UPDATED AGAIN: Wafergate, Radio-Canada/CBC and the Youtube takedown: Oh boy, an excuse to geek out about copyright law!

UPDATED AGAIN! Scroll down for the official response from CBC/Radio Canada and the poster behind the extended “Wafergate” video!

With thanks to Michael Geist — and whoever first noticed the sudden disappearance of the extended remix of the PM taking communion at the LeBlanc funeral — ITQ is on the case. (Seriously, an excuse to write about digital copyright law? Just try to hold her back.)

Inquiries have been sent out to all of the parties involved — really, you haven’t lived until you’ve tried to explain Wafergate to the sure-to-be-utterly-baffled Youtube press officer at the other end of the general press email address —  and I’ll keep you posted as more information comes out, but in the meantime, I just wanted to make a few quick points based on the discussions that have arisen thus far.

Some people seem to be confused as to why it would be CBC/Radio-Canada, and not CPAC, that would issue the takedown request, since the clip in question was taken from the CPAC broadcast of the funeral. Although I’ve not yet confirmed that this is the case, my guess is that this was pool footage, provided by CBC and picked up by other networks, including CPAC, which would make CBC/Radio-Canada the legal owner.

A more interesting question, in ITQ’s opinion, is whether the complaint was made under the Digital Millennium Communications Act — the DMCA to its friends and foes — which allows the allegedly infringing poster to file a counternotification  — basically, they send a letter to Youtube rebutting the allegation that their use of the material constitutes a copyright infringement — to a takedown request. At that that point, Youtube – at least, under the law – is obliged to put the clip back online, having fulfilled its legal responsibility. The onus is then on the complainant — Radio-Canada/CBC, in this case — to launch an infringement claim against the poster. If they don’t, the clip stays up.

So, is the original poster — whose username, unfortunately, is no longer available on the site — planning to issue a counternotification? He or she has ten days in which to do so, and as far as Geist can see, that the footage would “certainly qualify under ‘fair dealing'”.  Geist wrote about Canada Post’s involvement in a similar notice-and-takedown case here, and points out also points out that, if a complainant is found to have knowingly misrepresented the facts in issuing a takedown request, they could face legal penalties.

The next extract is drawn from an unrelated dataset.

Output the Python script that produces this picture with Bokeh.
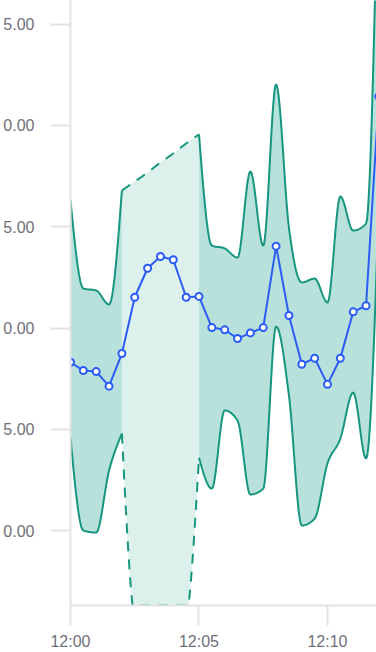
import numpy as np
from bokeh.plotting import figure
from bokeh.models import Range1d, FixedTicker
from bokeh.embed import file_html
from bokeh.resources import INLINE

# ---------------- data ----------------
times = ["12:00:00", "12:00:30", "12:01:00", "12:01:30", "12:02:00", "12:02:30",
         "12:03:00", "12:03:30", "12:04:00", "12:04:30", "12:05:00", "12:05:30",
         "12:06:00", "12:06:30", "12:07:00", "12:07:30", "12:08:00", "12:08:30",
         "12:09:00", "12:09:30", "12:10:00", "12:10:30", "12:11:00", "12:11:30",
         "12:12:00"]

mean = [18.31, 17.90, 17.85, 17.13, 18.74, 21.52, 22.95, 23.53, 23.37, 21.52,
        21.56, 20.02, 19.91, 19.48, 19.76, 20.02, 24.04, 20.62, 18.21, 18.51,
        17.22, 18.51, 20.80, 21.10, 31.43]

upper = [26.30, 21.95, 21.85, 21.16, 26.79, None, None, None, None, None,
         29.56, 24.07, 23.93, 23.48, 27.73, 24.07, 32.02, 24.95, 22.25, 22.44,
         21.26, 26.49, 24.81, 25.16, 45.00]

lower = [14.59, 10.00, 9.90, 12.96, 14.79, None, None, None, None, None,
         13.60, 12.07, 15.93, 15.43, 11.78, 12.07, 20.07, 16.67, 10.25, 10.59,
         13.31, 14.54, 16.81, 13.56, 26.30]

# interpolated (dashed) band over the gap, 12:02:00 .. 12:05:00
gap_times = ["12:02:00", "12:02:30", "12:03:00", "12:03:30", "12:04:00", "12:04:30", "12:05:00"]
gap_upper = [26.79, 27.23, 27.68, 28.17, 28.62, 29.11, 29.56]
gap_lower = [14.79, 5.50, 4.00, 3.50, 4.00, 5.50, 13.60]

y_ticks = [10, 15, 20, 25, 30, 35]
y_tick_labels = ["0.00", "5.00", "0.00", "5.00", "0.00", "5.00"]
x_ticks = [0, 5, 10]
x_tick_labels = ["12:00", "12:05", "12:10"]

Y_MIN, Y_MAX = 6.30, 36.17
X_MIN, X_MAX = 0.0, 11.907

# ---------------- helpers ----------------
def to_min(t):
    h, m, s = (int(v) for v in t.split(":"))
    return (h - 12) * 60 + m + s / 60.0


def monotone(xs, ys, n=24):
    """Monotone cubic (like d3.curveMonotoneX) path through the given points."""
    xs = np.asarray(xs, float)
    ys = np.asarray(ys, float)
    k = len(xs)
    h = np.diff(xs)
    s = np.diff(ys) / h
    m = np.zeros(k)
    for i in range(1, k - 1):
        s0, s1 = s[i - 1], s[i]
        p = (s0 * h[i] + s1 * h[i - 1]) / (h[i - 1] + h[i])
        m[i] = (np.sign(s0) + np.sign(s1)) * min(abs(s0), abs(s1), 0.5 * abs(p))
    if k > 2:
        m[0] = (3 * s[0] - m[1]) / 2
        m[-1] = (3 * s[-1] - m[-2]) / 2
    else:
        m[0] = m[-1] = s[0]
    out_x, out_y = [], []
    for i in range(k - 1):
        tt = np.linspace(0, 1, n, endpoint=False)
        h00 = 2 * tt**3 - 3 * tt**2 + 1
        h10 = tt**3 - 2 * tt**2 + tt
        h01 = -2 * tt**3 + 3 * tt**2
        h11 = tt**3 - tt**2
        out_x.extend(xs[i] + tt * h[i])
        out_y.extend(h00 * ys[i] + h10 * h[i] * m[i] + h01 * ys[i + 1] + h11 * h[i] * m[i + 1])
    out_x.append(xs[-1])
    out_y.append(ys[-1])
    return np.array(out_x), np.array(out_y)


x_all = [to_min(t) for t in times]
x_gap = [to_min(t) for t in gap_times]

# contiguous solid segments of the band
segments = []
cur = []
for i, (u, l) in enumerate(zip(upper, lower)):
    if u is None or l is None:
        if len(cur) > 1:
            segments.append(cur)
        cur = []
    else:
        cur.append(i)
if len(cur) > 1:
    segments.append(cur)

# ---------------- styles ----------------
TEAL = "#17967f"
DARK_FILL = "#b9e1dc"
LIGHT_FILL = "#dcf1ec"
BLUE = "#2b5cf6"
AXIS = "#e3e3e3"
LABEL = "#6e7079"
FONT = "Liberation Sans"

p = figure(width=376, height=652, output_backend="svg", toolbar_location=None,
           x_range=Range1d(X_MIN, X_MAX), y_range=Range1d(Y_MIN, Y_MAX),
           min_border_left=0, min_border_right=0, min_border_top=0, min_border_bottom=47)
p.outline_line_color = None
p.grid.visible = False
p.background_fill_color = "white"
p.border_fill_color = "white"

# light (gap) band
gx, gu = monotone(x_gap, gap_upper)
_, gl = monotone(x_gap, gap_lower)
gl = np.maximum(gl, Y_MIN)
p.varea(x=gx, y1=gl, y2=gu, fill_color=LIGHT_FILL, fill_alpha=1.0)

# dark (solid) band segments
for seg in segments:
    sx = [x_all[i] for i in seg]
    bx, bu = monotone(sx, [upper[i] for i in seg])
    _, bl = monotone(sx, [lower[i] for i in seg])
    p.varea(x=bx, y1=bl, y2=bu, fill_color=DARK_FILL, fill_alpha=1.0)
    p.line(bx, bu, line_color=TEAL, line_width=2)
    p.line(bx, bl, line_color=TEAL, line_width=2)

p.line(gx, gu, line_color=TEAL, line_width=2, line_dash="10 8")
p.line(gx, gl, line_color=TEAL, line_width=2, line_dash="10 8")

# mean line with markers
p.line(x_all, mean, line_color=BLUE, line_width=2)
p.scatter(x_all, mean, size=7, fill_color="white", line_color=BLUE, line_width=2)

# axes
for ax in (p.xaxis[0], p.yaxis[0]):
    ax.axis_line_color = AXIS
    ax.axis_line_width = 2
    ax.major_tick_line_color = AXIS
    ax.major_tick_line_width = 2
    ax.major_tick_out = 20
    ax.major_tick_in = 0
    ax.minor_tick_line_color = None
    ax.major_label_text_font = FONT
    ax.major_label_text_font_size = "16px"
    ax.major_label_text_color = LABEL

p.yaxis.ticker = FixedTicker(ticks=y_ticks)
p.yaxis.major_label_overrides = {t: lab for t, lab in zip(y_ticks, y_tick_labels)}
p.yaxis.major_label_standoff = 16

p.xaxis.ticker = FixedTicker(ticks=x_ticks)
p.xaxis.major_label_overrides = {t: lab for t, lab in zip(x_ticks, x_tick_labels)}
p.xaxis.major_label_standoff = 7

open("out.html", "w").write(file_html(p, INLINE))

Anyway, that’s all theoretical for now — and ITQ hopes she’ll have more information for y’all later, so check back this afternoon.

UPDATE: This just in from Radio Canada/CBC spokesman Angus MacKinnon:

[T]he footage was indeed pool, shot by Radio-Canada for CBC, CPAC, and TVA. On behalf of pool members, Radio-Canada requested that the footage be removed from YouTube due to copyright infringement (something it does on a regular basis). It was deemed that no ‘fair dealing’ exception was applicable in this case. I can’t provide you with a copy of the request, because none was formally filed. That’s because takedown requests are executed by way a system that YouTube sets up for large copyright owners, which allows us to quickly identify and remove content without having to file formal applications every time. As for our policy on fair dealing with regard to YouTube-d material, it’s judged on a case-by-case basis.

I’m still not quite clear on whether the Youtube content verification process allows the poster to counternotify to a complaint, but I suspect it would, since that is, as Geist pointed out in an earlier email, the method by which ISPs and other providers, are able to avoid liability in a subsequent complaint. I haven’t heard back from Youtube yet, but will update this post when I do — and if anyone happens to have contact information for the original poster, I’d love to know if they’re planning to issue a counternotification to the takedown request.

UPDATE – ANONYMOUS POSTER SPEAKS: Isn’t the internet wonderful? Somehow, the Youtuber responsible for posting the clip in question found out that ITQ was looking for him/her, and dropped us a note to say that, although he/she “would love to [counternotify]”, they can’t risk having their identity exposed, for job-related reasons. Which is too bad, because it would have been interesting to find out what would happen if they did, but ITQ understands that sometimes, one has to put one’s livelihood and well-being first.